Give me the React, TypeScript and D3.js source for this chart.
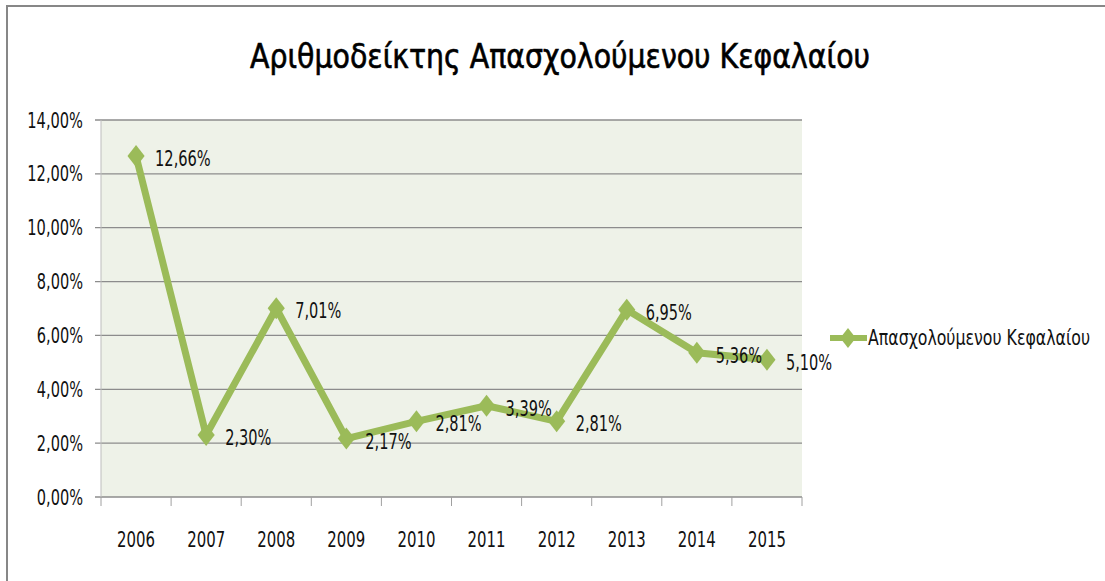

---

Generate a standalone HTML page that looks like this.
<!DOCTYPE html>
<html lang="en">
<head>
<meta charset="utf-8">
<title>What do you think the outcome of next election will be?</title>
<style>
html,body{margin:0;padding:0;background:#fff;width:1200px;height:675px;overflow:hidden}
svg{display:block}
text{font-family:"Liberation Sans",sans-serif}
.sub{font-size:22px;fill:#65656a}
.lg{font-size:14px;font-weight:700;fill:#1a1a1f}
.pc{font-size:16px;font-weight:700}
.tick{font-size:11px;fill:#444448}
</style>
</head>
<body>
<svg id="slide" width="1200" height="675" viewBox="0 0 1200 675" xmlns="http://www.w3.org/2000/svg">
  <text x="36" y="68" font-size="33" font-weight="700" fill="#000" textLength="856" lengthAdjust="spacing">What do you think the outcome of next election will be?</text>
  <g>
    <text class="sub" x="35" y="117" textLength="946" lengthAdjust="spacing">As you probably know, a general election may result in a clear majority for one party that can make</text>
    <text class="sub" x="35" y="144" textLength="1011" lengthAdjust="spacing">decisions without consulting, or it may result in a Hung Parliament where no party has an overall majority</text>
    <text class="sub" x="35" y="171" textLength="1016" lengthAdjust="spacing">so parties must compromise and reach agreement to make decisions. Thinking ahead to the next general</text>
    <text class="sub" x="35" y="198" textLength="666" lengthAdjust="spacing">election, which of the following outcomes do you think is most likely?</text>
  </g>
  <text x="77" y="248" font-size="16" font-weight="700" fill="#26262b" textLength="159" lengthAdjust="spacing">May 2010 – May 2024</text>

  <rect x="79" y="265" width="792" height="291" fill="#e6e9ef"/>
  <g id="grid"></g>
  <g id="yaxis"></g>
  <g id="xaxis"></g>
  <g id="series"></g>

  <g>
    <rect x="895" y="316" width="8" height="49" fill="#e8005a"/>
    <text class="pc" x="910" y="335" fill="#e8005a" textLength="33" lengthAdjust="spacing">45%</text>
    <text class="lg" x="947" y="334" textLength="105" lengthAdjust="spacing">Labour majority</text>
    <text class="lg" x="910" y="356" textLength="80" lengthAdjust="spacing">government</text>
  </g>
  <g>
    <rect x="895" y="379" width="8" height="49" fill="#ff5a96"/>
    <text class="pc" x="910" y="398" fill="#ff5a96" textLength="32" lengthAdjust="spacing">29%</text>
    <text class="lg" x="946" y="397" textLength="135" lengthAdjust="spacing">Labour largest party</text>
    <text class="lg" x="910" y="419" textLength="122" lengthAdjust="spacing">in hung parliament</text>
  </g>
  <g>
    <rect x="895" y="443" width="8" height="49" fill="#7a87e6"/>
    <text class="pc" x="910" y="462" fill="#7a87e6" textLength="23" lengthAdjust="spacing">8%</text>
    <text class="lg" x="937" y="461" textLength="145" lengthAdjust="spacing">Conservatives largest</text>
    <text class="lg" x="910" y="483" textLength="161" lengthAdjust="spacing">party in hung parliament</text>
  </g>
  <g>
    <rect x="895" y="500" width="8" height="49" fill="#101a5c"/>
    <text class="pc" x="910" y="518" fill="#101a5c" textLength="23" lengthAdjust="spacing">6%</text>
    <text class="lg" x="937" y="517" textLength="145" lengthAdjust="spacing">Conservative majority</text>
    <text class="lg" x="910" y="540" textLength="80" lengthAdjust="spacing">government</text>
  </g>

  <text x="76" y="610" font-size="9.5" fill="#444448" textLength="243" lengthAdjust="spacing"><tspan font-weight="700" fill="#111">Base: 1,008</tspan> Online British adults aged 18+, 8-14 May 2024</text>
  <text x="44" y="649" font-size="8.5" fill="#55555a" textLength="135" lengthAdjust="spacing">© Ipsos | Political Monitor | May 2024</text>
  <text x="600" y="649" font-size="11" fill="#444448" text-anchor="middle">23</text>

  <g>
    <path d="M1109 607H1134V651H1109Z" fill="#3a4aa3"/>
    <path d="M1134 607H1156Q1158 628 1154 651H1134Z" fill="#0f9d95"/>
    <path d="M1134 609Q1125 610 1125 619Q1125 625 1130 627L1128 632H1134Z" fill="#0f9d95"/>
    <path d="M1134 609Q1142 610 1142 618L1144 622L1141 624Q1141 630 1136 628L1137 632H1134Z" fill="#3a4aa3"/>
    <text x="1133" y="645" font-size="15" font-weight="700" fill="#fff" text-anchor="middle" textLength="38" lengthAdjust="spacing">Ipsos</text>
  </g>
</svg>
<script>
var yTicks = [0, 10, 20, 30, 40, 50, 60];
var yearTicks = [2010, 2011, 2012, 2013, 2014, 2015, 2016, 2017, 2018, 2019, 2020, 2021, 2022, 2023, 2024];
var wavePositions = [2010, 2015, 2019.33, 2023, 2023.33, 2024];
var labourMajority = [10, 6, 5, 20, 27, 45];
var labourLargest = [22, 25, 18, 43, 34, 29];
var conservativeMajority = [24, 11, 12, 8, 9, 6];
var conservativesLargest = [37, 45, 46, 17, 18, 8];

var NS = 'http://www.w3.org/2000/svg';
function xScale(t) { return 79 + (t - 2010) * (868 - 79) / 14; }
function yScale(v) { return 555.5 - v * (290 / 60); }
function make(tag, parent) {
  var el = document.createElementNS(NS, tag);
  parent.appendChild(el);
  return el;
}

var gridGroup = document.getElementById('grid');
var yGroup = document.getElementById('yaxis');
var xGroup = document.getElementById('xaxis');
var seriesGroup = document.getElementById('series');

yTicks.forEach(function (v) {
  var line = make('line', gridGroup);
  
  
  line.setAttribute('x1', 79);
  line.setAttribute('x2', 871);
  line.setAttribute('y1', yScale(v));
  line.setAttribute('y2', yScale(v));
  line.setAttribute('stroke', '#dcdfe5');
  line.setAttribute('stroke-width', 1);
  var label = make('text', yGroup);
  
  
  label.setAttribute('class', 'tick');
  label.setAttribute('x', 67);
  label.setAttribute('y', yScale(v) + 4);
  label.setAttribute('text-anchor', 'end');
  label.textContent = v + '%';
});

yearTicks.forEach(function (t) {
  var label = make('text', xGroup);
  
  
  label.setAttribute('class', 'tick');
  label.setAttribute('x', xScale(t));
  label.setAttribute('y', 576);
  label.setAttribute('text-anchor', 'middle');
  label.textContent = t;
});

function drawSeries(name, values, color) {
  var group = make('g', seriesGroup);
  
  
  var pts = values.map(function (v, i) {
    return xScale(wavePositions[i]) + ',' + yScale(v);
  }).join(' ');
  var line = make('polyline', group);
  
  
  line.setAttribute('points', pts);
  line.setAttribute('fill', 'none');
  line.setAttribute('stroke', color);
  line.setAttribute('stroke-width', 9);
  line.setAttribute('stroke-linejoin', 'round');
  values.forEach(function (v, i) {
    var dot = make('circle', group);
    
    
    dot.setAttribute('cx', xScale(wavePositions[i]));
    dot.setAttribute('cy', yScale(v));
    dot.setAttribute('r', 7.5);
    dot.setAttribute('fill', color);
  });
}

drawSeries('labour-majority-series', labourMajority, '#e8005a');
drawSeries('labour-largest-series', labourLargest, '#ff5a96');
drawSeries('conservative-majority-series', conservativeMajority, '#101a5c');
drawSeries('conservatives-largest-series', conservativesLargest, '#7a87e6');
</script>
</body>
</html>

Exercise details ▸ Find the lines above holding the word "this" and show them.

Output of the exercise ▸
Give me the React, TypeScript and D3.js source for this chart.
Generate a standalone HTML page that looks like this.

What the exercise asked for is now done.